Before Bonnie And Clyde, Arthur Penn and Warren Beatty brought the New Wave to Chicago

Before Bonnie And Clyde, Arthur Penn and Warren Beatty brought the New Wave to Chicago

Watch This offers movie recommendations inspired by new releases or premieres. Since it’s Chicago Week here at The A.V. Club, we’re looking back on some essential Chicago movies, set (and often filmed) in the Windy City.

Mickey One (1965)

Arthur Penn’s 1967 film Bonnie And Clyde, with Faye Dunaway and Warren Beatty in the title roles, is popularly seen as the flashpoint of the French New Wave’s influence on American cinema and the start of the New Hollywood era, which brought so many of the creative values of European art cinema into the American mainstream. But it was not the first attempt at a New Wave-style crime film by Penn or Beatty. Instead, that distinction belongs to Mickey One, an imperfect but unique film whose French influences were even more obvious and less Americanized. Aiming for the sort of surreal, existentialist pulp deadpan then associated with Jean-Luc Godard, Mickey One cast Beatty as a second-rate stand-up comedian who attempts to reinvent himself in Chicago under a new identity after getting into some murky trouble with the Detroit underworld. Penn even went so far as to import the Belgian-born French cinematographer Ghislain Cloquet (whose next film would be Robert Bresson’s timeless Au Hasard Balthazar) to shoot the film, and his black-and-white outdoor location shooting remains one of the movie’s more remarkable features, capturing the contrast between the ancient and squalid alleyways of mid-1960s Chicago and its striking modernist architecture, including the iconic, corncob-shaped twin towers of Bertrand Goldberg’s recently completed Marina City.

As the earliest attempt at combining the slickness of Hollywood with the freewheeling verve of the New Wave, Mickey One is uneven.
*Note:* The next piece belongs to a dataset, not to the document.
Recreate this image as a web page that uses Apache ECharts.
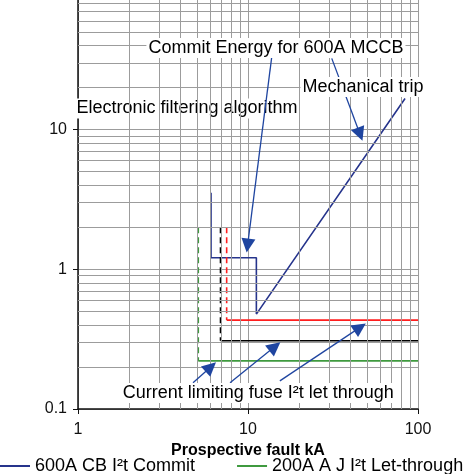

It can resemble a studio-bound drama of Second City seediness in The Man With The Golden Arm vein one moment, and a Kafka-esque art exercise the next. But it’s the kind of mixed bag that one dreams of stumbling across. From its wordless and efficient opening-credits montage to its strikingly ominous use of staircases, stages, and gratings as visual frames, Mickey One is a film that seems to exist to explore different creative angles on its air of anxiety and fatalism—an out-there jazz film made with big-studio instrumentation. It interrupts itself midway through for a self-destructive kinetic art performance by a Harpo Marx-like artist (the prolific Japanese scene-stealer Kamatari Fujiwara, in his only American role) that is exactly the sort of thing no New Wave film could afford and no Hollywood producer in their right mind would sign off on. In its own strange way, it is true to the deeply contradictory spirit of Chicago, a metropolis of disenfranchisement and collusion, neglect and gleaming new construction, timeless neighborhoods and continual migration, all tied together in a single street grid.